▶ _Goal_:
Print all of the lines exactly. Any picture among them stays out.

---------- Data

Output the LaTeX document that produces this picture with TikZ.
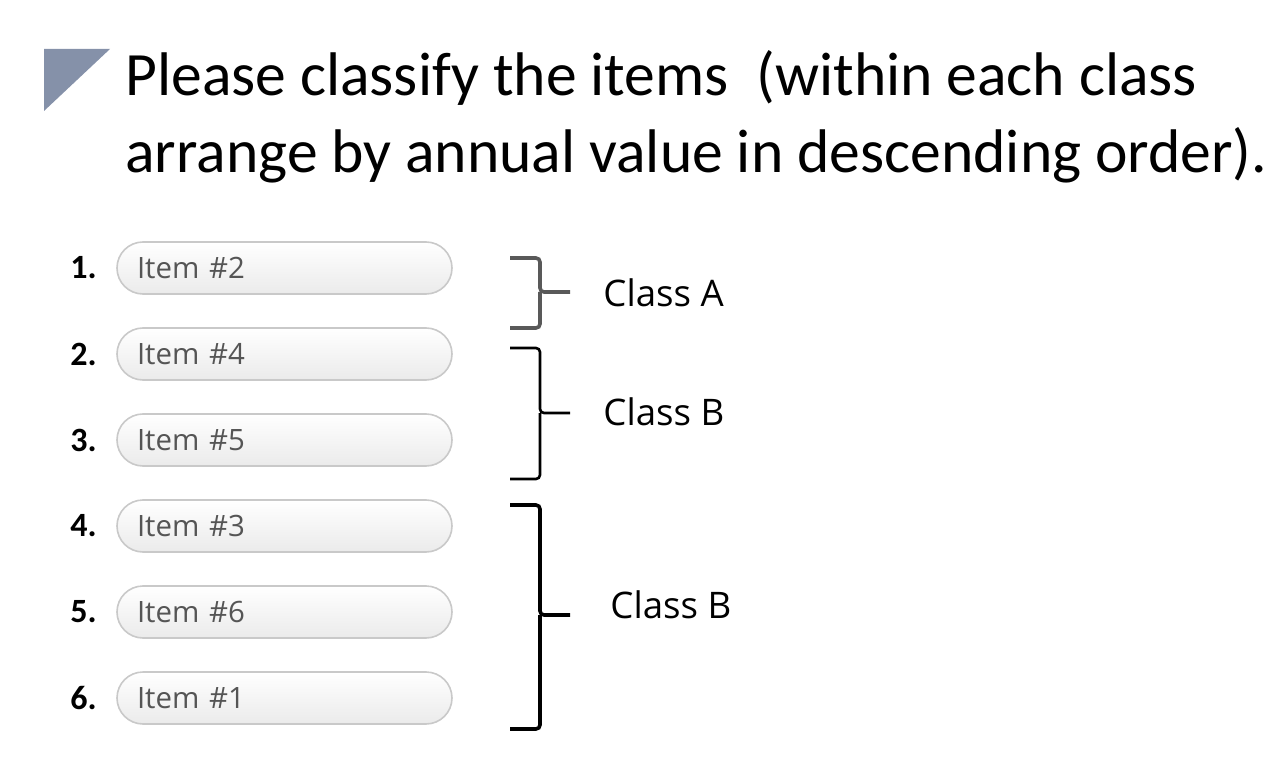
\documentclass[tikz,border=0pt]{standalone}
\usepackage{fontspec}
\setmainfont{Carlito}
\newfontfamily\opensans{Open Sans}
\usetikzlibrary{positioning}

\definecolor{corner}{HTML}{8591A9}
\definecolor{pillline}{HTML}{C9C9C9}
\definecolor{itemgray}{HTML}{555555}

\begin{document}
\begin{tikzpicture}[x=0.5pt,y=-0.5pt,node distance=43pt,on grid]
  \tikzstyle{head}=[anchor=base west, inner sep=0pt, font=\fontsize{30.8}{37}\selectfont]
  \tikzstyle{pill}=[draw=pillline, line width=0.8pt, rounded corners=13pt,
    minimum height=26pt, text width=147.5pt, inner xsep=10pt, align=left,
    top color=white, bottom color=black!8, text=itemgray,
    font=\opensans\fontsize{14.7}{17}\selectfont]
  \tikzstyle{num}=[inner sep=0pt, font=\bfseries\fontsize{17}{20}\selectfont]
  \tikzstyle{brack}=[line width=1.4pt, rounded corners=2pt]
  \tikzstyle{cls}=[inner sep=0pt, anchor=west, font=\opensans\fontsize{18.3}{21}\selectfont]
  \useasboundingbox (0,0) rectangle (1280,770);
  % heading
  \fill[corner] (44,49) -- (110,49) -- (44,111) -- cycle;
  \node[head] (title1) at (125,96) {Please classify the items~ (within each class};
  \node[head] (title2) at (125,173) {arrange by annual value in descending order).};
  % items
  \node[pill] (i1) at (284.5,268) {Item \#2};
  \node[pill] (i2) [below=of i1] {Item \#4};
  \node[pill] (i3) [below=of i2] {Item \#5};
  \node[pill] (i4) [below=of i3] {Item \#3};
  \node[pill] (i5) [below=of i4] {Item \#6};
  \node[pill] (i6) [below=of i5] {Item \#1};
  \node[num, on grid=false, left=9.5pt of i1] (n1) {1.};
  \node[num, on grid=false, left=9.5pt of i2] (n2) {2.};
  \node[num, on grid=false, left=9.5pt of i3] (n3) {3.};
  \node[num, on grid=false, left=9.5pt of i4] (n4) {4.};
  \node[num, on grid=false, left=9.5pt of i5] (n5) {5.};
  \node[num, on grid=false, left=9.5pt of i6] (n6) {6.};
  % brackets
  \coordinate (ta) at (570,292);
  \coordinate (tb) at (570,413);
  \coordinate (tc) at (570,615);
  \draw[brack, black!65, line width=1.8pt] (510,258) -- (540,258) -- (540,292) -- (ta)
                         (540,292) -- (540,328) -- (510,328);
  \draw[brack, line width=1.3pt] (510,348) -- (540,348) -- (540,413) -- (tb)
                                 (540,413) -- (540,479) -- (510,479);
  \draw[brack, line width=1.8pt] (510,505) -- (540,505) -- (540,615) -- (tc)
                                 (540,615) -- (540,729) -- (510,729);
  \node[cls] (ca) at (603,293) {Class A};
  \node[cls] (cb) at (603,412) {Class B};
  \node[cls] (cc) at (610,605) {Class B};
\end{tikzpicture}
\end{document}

--------------------

▶ _Written reply_:
Output the LaTeX document that produces this picture with TikZ.
\documentclass[tikz,border=0pt]{standalone}
\usepackage{fontspec}
\setmainfont{Carlito}
\newfontfamily\opensans{Open Sans}
\usetikzlibrary{positioning}

\definecolor{corner}{HTML}{8591A9}
\definecolor{pillline}{HTML}{C9C9C9}
\definecolor{itemgray}{HTML}{555555}

\begin{document}
\begin{tikzpicture}[x=0.5pt,y=-0.5pt,node distance=43pt,on grid]
  \tikzstyle{head}=[anchor=base west, inner sep=0pt, font=\fontsize{30.8}{37}\selectfont]
  \tikzstyle{pill}=[draw=pillline, line width=0.8pt, rounded corners=13pt,
    minimum height=26pt, text width=147.5pt, inner xsep=10pt, align=left,
    top color=white, bottom color=black!8, text=itemgray,
    font=\opensans\fontsize{14.7}{17}\selectfont]
  \tikzstyle{num}=[inner sep=0pt, font=\bfseries\fontsize{17}{20}\selectfont]
  \tikzstyle{brack}=[line width=1.4pt, rounded corners=2pt]
  \tikzstyle{cls}=[inner sep=0pt, anchor=west, font=\opensans\fontsize{18.3}{21}\selectfont]
  \useasboundingbox (0,0) rectangle (1280,770);
  % heading
  \fill[corner] (44,49) -- (110,49) -- (44,111) -- cycle;
  \node[head] (title1) at (125,96) {Please classify the items~ (within each class};
  \node[head] (title2) at (125,173) {arrange by annual value in descending order).};
  % items
  \node[pill] (i1) at (284.5,268) {Item \#2};
  \node[pill] (i2) [below=of i1] {Item \#4};
  \node[pill] (i3) [below=of i2] {Item \#5};
  \node[pill] (i4) [below=of i3] {Item \#3};
  \node[pill] (i5) [below=of i4] {Item \#6};
  \node[pill] (i6) [below=of i5] {Item \#1};
  \node[num, on grid=false, left=9.5pt of i1] (n1) {1.};
  \node[num, on grid=false, left=9.5pt of i2] (n2) {2.};
  \node[num, on grid=false, left=9.5pt of i3] (n3) {3.};
  \node[num, on grid=false, left=9.5pt of i4] (n4) {4.};
  \node[num, on grid=false, left=9.5pt of i5] (n5) {5.};
  \node[num, on grid=false, left=9.5pt of i6] (n6) {6.};
  % brackets
  \coordinate (ta) at (570,292);
  \coordinate (tb) at (570,413);
  \coordinate (tc) at (570,615);
  \draw[brack, black!65, line width=1.8pt] (510,258) -- (540,258) -- (540,292) -- (ta)
                         (540,292) -- (540,328) -- (510,328);
  \draw[brack, line width=1.3pt] (510,348) -- (540,348) -- (540,413) -- (tb)
                                 (540,413) -- (540,479) -- (510,479);
  \draw[brack, line width=1.8pt] (510,505) -- (540,505) -- (540,615) -- (tc)
                                 (540,615) -- (540,729) -- (510,729);
  \node[cls] (ca) at (603,293) {Class A};
  \node[cls] (cb) at (603,412) {Class B};
  \node[cls] (cc) at (610,605) {Class B};
\end{tikzpicture}
\end{document}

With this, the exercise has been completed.